The Temptation To Monetise Every Moment
Reality television families such as the Kardashians took this concept to the extreme, turning births, divorces, fights and reconciliations into multi-season arcs on “Keeping Up With The Kardashians” and “The Kardashians.” Viewers got used to watching real emotional pain unfold between ad breaks.
That model changed the expectations for every famous family that followed. If you do not share, people assume you are hiding something. If you share selectively, they accuse you of being calculated. If you share everything, they will still ask for more.

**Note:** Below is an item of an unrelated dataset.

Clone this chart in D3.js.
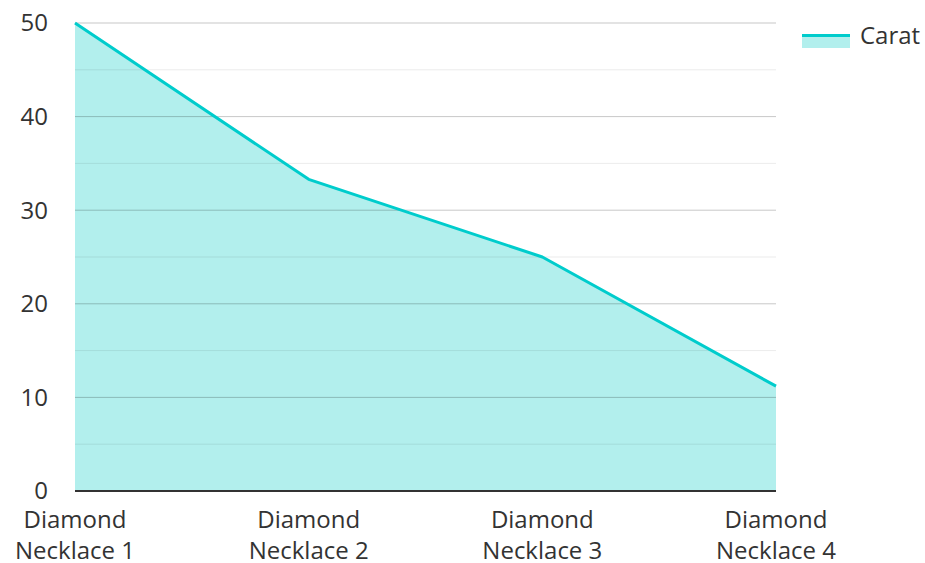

For celebrities, there are powerful incentives to keep feeding the beast. Exclusive photos fund estates. Streaming deals secure financial independence. Tell all interviews offer the chance to tell your side first and in your own words.
The hidden cost can be trust. Once conflict is monetised, it becomes harder for relatives to know whether they are in a genuine conversation or the opening scene of the next big reveal.
What The Feuds Really Reveal
Strip away the mansions and private jets and these stories become strangely familiar. Adult children who feel misunderstood by their parents. Mothers-in-law worried about being pushed out. Siblings carrying old jealousies into new chapters of life.
The difference is not the emotion. It is the scale. When Harry distances himself from the royal family, it does not just change a Christmas guest list. It shakes a constitutional symbol. When a Beckham wedding sparks rumours of tension, it does not just sting around the dinner table. It sets off think pieces and TikToks across multiple continents.
There will always be disagreements in powerful dynasties. What feels new is the sense that every disagreement is now a potential product.
Nostalgia For A More Private Glamour
Part of why these feuds fascinate us is because they collide two powerful fantasies. The fantasy of perfect, glamorous families and the fantasy of finally knowing what really goes on behind the scenes.
Old Hollywood stars carefully guarded their home lives. Photographers might be invited to the pool once a year, but no one heard the fight that happened in the kitchen beforehand. Royal watchers once waited months for a single official portrait of the Queen with her children. Today they can watch princes and princesses joking on YouTube and see royal cousins posting selfie videos from festival crowds.
It feels intoxicating. It also leaves less room for mystery, grace and quiet reconciliation. When every misstep is screen-grabbed, it is harder to apologise in private and move on.
The One Rule Famous Families Keep Forgetting
All of these threads lead back to one simple truth. Fame, money and status do not make you immune to family pain. If anything, they dial it up.
When you turn your surname into a global brand, you gain enormous power. You also take on a responsibility most of us will never face. You have to decide which parts of your story are worth sharing with millions of strangers and which parts belong only around the kitchen table.
The Beckhams, the Sussexes, the Ramsays, the reality dynasties of Los Angeles. They are all, in different ways, learning that if you treat your closest relationships as content, the fallout can be brutal and very public.
The world will keep watching. The question for these families now is whether they can remember something far less glamorous and far more precious. Being a brand might pay the bills. Being a family is what matters in the end.